Peer Education workshop for 15 Parents/guardians. The training mostly targeted informal leaders within the community and those that had made their status known as being HIV/AIDS positive. This training is to help guardians be aware of psychosocial issues that affect them and their children and empower them to be responsible parents. For those who have HIV/AIDS, the skills are meant to help them disclose their status to their children and prepare them for any eventuality. The overall aim of the training was to build the capacity of guardians, parents and care givers. Following the training, 7 parents went on to have HIV/AIDS test to know their status.
There have been over 20 schools visits which really mean a lot to the children. They also enabled staff to get updates about the progress of the children and to provide the ongoing support and guidance needed.
We are now rebuilding the Savings and Credit scheme, a small lending scheme which was hit hard by the disruption following the election violence. Its aim is to increase the financial capabilities of the parents and through that, to stabilize the lives of the kids. Savers are organized into solidarity groups of five members, each of whom has to save in order to earn the right to a small loan. Once the loan is repaid, the next member receives a loan, and so on.
We have also seen the relocation of 3 families affected by HIV/AIDS to their rural homes, to build relationships between the children and the larger family, so that with the eventual death of the parents, the orphaned children have the larger family members to take care of them, while we meet the costs of education, medical and other requirements.
This year saw 9 children report to secondary schools while 2 joined tertiary institutions after successfully finishing their secondary education. 7 joined primary schools and lastly 2 joined Pre School.

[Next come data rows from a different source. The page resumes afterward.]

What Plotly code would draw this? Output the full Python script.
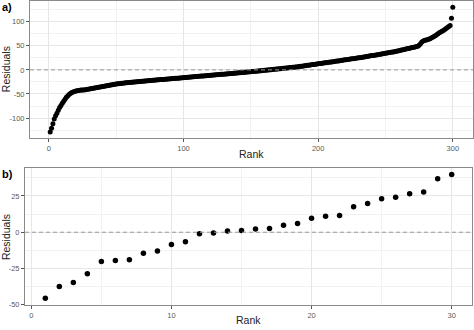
import plotly.graph_objects as go

# Panel a: 300 ranked residuals
resid_a = [
    -129, -121, -112, -102, -95, -90, -84, -78, -74, -69,
    -65, -61, -57, -54, -51, -49, -47, -46, -45, -44,
    -43.5, -43, -42.5, -42, -41.8, -41.5, -41, -40.5, -40, -39.5,
    -39, -38.5, -38, -37.5, -37, -36.5, -36, -35.5, -35, -34.5,
    -34, -33.5, -33, -32.5, -32, -31.5, -31, -30.5, -30, -29.5,
    -29, -28.6, -28.2, -27.8, -27.5, -27.2, -26.9, -26.6, -26.4, -26.1,
    -25.8, -25.6, -25.3, -25.0, -24.8, -24.5, -24.2, -24.0, -23.7, -23.4,
    -23.2, -22.9, -22.6, -22.4, -22.1, -21.9, -21.6, -21.4, -21.1, -20.9,
    -20.7, -20.4, -20.2, -19.9, -19.7, -19.5, -19.2, -19.0, -18.7, -18.5,
    -18.3, -18.0, -17.8, -17.5, -17.3, -17.1, -16.8, -16.6, -16.3, -16.1,
    -15.9, -15.6, -15.4, -15.1, -14.9, -14.6, -14.4, -14.2, -13.9, -13.7,
    -13.4, -13.2, -12.9, -12.7, -12.5, -12.2, -12.0, -11.7, -11.5, -11.2,
    -11.0, -10.8, -10.5, -10.3, -10.0, -9.8, -9.5, -9.3, -9.1, -8.8,
    -8.6, -8.3, -8.1, -7.8, -7.6, -7.4, -7.1, -6.9, -6.6, -6.3,
    -6.1, -5.8, -5.5, -5.3, -5.0, -4.8, -4.5, -4.2, -4.0, -3.7,
    -3.4, -3.2, -2.9, -2.6, -2.4, -2.1, -1.8, -1.6, -1.3, -1.0,
    -0.7, -0.4, -0.1, 0.2, 0.5, 0.8, 1.1, 1.4, 1.7, 2.0,
    2.3, 2.6, 2.9, 3.2, 3.5, 3.8, 4.1, 4.4, 4.7, 5.0,
    5.3, 5.6, 5.9, 6.2, 6.6, 7.0, 7.4, 7.8, 8.2, 8.6,
    9.0, 9.4, 9.8, 10.2, 10.6, 11.0, 11.4, 11.8, 12.2, 12.6,
    13.0, 13.4, 13.8, 14.2, 14.6, 15.0, 15.4, 15.8, 16.2, 16.6,
    17.0, 17.4, 17.8, 18.3, 18.7, 19.1, 19.5, 20.0, 20.4, 20.8,
    21.2, 21.6, 22.1, 22.5, 22.9, 23.3, 23.8, 24.2, 24.6, 25.0,
    25.4, 25.9, 26.3, 26.8, 27.3, 27.7, 28.2, 28.7, 29.2, 29.7,
    30.1, 30.6, 31.1, 31.6, 32.1, 32.5, 33.0, 33.5, 34.0, 34.5,
    34.9, 35.4, 35.9, 36.4, 36.9, 37.3, 38.0, 38.6, 39.3, 39.9,
    40.6, 41.2, 41.9, 42.5, 43.2, 43.8, 44.5, 45.1, 45.8, 46.4,
    47.1, 47.7, 48.4, 49.0, 51, 54, 58, 60, 61, 62,
    62.8, 63.5, 64.5, 66, 68, 69.5, 71, 73, 75, 77,
    78.5, 80, 82, 84, 86, 88, 90, 92, 107, 130,
]
rank_a = list(range(1, len(resid_a) + 1))

# Panel b: 30 ranked residuals
resid_b = [
    -45.5, -37.4, -34.7, -28.6, -20.1, -19.4, -18.9, -14.4, -12.9, -8.4,
    -6.6, -1.1, -0.5, 0.9, 1.2, 2.2, 2.5, 4.9, 6.1, 9.7,
    11.0, 11.5, 17.5, 19.8, 23.0, 24.1, 26.6, 27.7, 36.9, 39.8,
]
rank_b = list(range(1, len(resid_b) + 1))

xticks_a = [0, 100, 200, 300]
yticks_a = [-100, -50, 0, 50, 100]
xticks_b = [0, 10, 20, 30]
yticks_b = [-50, -25, 0, 25]

W, H = 474, 330
FONT = "Liberation Sans, Arial, sans-serif"

fig = go.Figure()
fig.add_trace(go.Scatter(x=rank_a, y=resid_a, mode="markers",
                         marker=dict(color="black", size=5, line=dict(width=0)),
                         xaxis="x", yaxis="y", showlegend=False))
fig.add_trace(go.Scatter(x=rank_b, y=resid_b, mode="markers",
                         marker=dict(color="black", size=5.5, line=dict(width=0)),
                         xaxis="x2", yaxis="y2", showlegend=False))

def ax(domain, rng, ticks, minor_dt, anchor):
    return dict(
        domain=domain, range=rng, anchor=anchor,
        tickmode="array", tickvals=ticks, ticktext=[str(t) for t in ticks],
        showgrid=True, gridcolor="#e6e6e6", gridwidth=1,
        minor=dict(tick0=ticks[0], dtick=minor_dt, showgrid=True,
                   gridcolor="#f2f2f2", gridwidth=0.6, ticks=""),
        zeroline=False, showline=True, mirror=True,
        linecolor="#8a8a8a", linewidth=1,
        ticks="outside", ticklen=3, tickcolor="#555555", tickwidth=1,
        tickfont=dict(family=FONT, size=7.5, color="#5a5a5a"),
    )

fig.update_layout(
    width=W, height=H,
    margin=dict(l=0, r=0, t=0, b=0),
    paper_bgcolor="white", plot_bgcolor="white",
    xaxis=ax([30 / W, 473 / W], [-14, 315], xticks_a, 50, "y"),
    yaxis=ax([(H - 140) / H, (H - 1) / H], [-142, 143], yticks_a, 25, "x"),
    xaxis2=ax([25 / W, 472 / W], [-0.45, 31.45], xticks_b, 5, "y2"),
    yaxis2=ax([(H - 309) / H, (H - 170) / H], [-50.3, 44.3], yticks_b, 12.5, "x2"),
)

for xr, yr in (("x", "y"), ("x2", "y2")):
    fig.add_shape(type="line", xref=f"{xr} domain", x0=0, x1=1,
                  yref=yr, y0=0, y1=0,
                  line=dict(color="#9a9a9a", width=1, dash="4px,3px"))

def ann(text, x, y, size, angle=0, bold=False, color="#222222"):
    fig.add_annotation(text=f"<b>{text}</b>" if bold else text,
                       x=x / W, y=1 - y / H, xref="paper", yref="paper",
                       showarrow=False, textangle=angle,
                       xanchor="center", yanchor="middle",
                       font=dict(family=FONT, size=size, color=color))

ann("a)", 7, 7, 11, bold=True, color="black")
ann("b)", 7, 176, 11, bold=True, color="black")
ann("Rank", 251, 156, 10.5)
ann("Rank", 248, 324, 10.5)
ann("Residuals", 6, 70, 10.5, angle=-90)
ann("Residuals", 6, 240, 10.5, angle=-90)

fig.write_html("out.html")
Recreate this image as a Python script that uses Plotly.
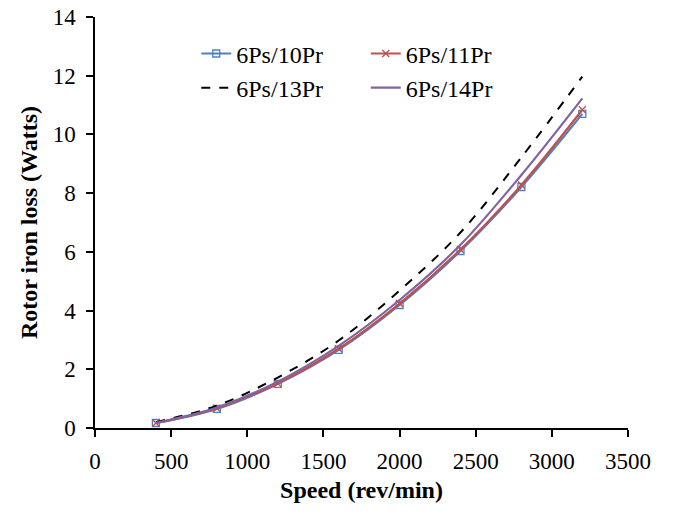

We had our annual medical check up and more than 100 children took part. After the check up, we bought medicines for those that had been prescribed for. Except for some few cases of Malaria, flu/cold and eye infections, the other children are doing well.
It’s with sadness that we lost one of the parents, she developed complications at home and later transferred to one of our public hospitals that specialise in HIV/AIDS and T.B. We have taken in two more siblings from the family.
We finally had the ground breaking ceremony for our new office building on the 22nd December, 2008. This was the same day that we had our end of year Christmas party for the children that we currently serve.
We sincerely appreciate your continued support and assistance as we endeavour to facilitate the uplifting of these children lives. Please feel free to ask any questions or information regarding our project. Thank you.